··· Given records
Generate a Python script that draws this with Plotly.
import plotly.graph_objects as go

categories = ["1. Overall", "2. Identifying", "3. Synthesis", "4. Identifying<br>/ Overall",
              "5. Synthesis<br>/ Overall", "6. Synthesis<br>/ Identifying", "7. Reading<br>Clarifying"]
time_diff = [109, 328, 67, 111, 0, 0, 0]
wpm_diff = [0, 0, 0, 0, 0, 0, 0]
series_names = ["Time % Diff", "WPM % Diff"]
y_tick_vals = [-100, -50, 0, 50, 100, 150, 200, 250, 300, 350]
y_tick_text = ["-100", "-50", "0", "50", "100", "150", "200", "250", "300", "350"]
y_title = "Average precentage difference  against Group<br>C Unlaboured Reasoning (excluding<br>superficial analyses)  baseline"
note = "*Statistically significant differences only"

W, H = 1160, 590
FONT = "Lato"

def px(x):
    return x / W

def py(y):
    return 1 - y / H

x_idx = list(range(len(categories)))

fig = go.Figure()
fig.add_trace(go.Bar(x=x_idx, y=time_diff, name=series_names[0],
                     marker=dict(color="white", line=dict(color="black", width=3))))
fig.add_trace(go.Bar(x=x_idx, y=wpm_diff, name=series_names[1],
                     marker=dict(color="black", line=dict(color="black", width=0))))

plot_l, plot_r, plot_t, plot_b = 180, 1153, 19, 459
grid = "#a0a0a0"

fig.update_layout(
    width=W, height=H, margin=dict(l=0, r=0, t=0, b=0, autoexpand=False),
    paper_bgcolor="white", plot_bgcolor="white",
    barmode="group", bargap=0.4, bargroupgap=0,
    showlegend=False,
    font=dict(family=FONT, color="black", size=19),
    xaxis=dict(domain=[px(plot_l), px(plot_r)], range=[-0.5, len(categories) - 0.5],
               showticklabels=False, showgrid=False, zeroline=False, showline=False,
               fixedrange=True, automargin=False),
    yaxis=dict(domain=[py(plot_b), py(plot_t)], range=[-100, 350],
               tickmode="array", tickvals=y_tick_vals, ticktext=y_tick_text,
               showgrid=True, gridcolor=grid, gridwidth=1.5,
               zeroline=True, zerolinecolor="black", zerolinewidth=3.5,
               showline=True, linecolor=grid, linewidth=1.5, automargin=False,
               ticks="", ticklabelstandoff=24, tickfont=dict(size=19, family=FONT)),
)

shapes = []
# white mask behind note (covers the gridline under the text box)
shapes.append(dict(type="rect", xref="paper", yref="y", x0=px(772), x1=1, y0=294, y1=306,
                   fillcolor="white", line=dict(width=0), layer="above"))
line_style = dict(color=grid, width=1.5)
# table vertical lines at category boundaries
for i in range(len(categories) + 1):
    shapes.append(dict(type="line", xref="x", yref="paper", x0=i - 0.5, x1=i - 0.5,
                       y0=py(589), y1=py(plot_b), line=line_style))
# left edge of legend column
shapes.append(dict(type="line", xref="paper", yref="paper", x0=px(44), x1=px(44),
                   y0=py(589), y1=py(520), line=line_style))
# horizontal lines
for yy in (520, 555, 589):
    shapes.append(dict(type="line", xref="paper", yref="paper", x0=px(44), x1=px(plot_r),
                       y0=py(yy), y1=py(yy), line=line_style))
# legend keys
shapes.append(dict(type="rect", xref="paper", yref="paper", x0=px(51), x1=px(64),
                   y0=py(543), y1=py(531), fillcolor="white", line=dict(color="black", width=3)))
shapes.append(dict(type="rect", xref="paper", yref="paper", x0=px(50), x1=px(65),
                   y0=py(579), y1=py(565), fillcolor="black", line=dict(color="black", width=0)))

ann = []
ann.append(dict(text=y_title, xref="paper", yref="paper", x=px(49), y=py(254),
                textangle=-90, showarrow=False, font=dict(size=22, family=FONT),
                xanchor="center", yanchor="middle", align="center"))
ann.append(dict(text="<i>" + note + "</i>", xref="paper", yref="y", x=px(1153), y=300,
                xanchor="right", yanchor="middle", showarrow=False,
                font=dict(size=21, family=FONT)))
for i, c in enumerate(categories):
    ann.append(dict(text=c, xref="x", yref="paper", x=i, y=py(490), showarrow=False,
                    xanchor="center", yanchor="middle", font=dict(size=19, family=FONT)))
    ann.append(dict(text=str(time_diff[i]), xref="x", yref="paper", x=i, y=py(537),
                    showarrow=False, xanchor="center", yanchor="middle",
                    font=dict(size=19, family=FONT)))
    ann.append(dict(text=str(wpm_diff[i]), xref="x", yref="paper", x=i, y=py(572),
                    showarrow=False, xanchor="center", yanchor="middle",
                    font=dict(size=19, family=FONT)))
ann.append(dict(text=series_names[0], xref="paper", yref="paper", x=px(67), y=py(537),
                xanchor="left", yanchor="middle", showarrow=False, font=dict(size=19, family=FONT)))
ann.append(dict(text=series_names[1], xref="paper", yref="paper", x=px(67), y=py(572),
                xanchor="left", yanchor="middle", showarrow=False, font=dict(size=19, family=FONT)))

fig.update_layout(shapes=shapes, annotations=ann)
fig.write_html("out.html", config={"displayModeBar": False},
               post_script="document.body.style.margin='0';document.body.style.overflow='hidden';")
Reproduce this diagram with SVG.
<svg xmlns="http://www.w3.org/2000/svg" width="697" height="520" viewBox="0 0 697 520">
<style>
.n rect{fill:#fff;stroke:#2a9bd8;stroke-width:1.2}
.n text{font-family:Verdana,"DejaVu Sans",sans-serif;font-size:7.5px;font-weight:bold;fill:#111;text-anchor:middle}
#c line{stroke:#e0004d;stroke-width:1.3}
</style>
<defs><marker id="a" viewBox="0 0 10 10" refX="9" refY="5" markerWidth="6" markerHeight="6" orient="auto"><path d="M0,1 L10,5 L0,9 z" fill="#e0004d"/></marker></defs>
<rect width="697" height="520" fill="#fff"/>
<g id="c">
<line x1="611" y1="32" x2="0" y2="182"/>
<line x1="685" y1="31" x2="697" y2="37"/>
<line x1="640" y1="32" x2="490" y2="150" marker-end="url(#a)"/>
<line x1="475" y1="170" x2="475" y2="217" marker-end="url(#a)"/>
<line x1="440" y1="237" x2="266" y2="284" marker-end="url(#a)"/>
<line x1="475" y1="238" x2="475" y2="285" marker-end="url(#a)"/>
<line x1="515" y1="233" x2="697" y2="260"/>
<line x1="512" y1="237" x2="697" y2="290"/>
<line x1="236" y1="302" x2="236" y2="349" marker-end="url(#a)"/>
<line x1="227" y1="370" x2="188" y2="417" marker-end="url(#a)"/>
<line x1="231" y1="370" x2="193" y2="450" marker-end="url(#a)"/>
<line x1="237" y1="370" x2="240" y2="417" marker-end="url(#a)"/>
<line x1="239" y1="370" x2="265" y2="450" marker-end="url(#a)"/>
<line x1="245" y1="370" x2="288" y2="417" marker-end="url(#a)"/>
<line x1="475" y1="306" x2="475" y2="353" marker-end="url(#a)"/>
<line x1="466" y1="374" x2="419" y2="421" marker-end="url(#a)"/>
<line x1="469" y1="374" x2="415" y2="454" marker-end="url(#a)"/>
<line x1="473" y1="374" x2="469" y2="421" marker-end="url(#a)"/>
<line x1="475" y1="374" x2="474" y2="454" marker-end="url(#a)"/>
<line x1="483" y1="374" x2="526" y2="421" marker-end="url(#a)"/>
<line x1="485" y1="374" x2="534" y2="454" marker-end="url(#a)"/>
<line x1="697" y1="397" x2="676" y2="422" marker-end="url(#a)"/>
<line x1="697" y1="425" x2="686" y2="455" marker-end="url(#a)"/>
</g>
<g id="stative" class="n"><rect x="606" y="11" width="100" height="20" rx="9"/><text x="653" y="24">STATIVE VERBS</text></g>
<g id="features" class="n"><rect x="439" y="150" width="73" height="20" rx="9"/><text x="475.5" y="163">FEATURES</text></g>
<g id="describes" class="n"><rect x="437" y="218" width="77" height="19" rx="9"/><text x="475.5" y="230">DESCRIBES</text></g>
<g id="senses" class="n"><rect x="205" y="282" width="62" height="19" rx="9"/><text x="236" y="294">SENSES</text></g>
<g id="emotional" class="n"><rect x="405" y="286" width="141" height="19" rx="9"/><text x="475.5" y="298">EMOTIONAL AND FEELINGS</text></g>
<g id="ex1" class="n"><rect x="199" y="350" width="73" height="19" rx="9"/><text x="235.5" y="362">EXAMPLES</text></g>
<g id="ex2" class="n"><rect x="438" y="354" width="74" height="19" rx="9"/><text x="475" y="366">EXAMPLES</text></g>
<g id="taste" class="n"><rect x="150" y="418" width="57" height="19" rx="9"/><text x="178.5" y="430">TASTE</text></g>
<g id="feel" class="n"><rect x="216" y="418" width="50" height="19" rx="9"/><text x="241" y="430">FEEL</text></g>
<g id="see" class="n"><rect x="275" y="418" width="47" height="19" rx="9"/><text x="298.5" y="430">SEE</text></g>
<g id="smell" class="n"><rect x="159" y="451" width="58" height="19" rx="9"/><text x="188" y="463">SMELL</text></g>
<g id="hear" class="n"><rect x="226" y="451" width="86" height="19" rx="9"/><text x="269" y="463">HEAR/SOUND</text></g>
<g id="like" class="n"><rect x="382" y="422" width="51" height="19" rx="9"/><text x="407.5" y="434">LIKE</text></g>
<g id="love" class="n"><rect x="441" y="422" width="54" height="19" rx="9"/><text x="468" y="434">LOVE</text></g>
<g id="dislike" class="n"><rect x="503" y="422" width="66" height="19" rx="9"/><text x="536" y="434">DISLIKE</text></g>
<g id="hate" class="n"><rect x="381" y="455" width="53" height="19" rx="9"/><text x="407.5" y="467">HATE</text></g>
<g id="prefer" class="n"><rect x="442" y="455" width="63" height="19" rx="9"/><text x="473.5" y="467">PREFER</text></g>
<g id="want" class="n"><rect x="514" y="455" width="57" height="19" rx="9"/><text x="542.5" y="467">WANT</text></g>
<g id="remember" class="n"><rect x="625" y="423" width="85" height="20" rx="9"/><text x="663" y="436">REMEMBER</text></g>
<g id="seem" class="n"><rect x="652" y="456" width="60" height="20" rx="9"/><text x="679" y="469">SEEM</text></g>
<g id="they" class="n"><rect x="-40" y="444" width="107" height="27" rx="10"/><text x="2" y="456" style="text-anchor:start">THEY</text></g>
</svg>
······
### Stated problem
Copy each line in the data that holds the word "this".

### Task answer
Generate a Python script that draws this with Plotly.
Reproduce this diagram with SVG.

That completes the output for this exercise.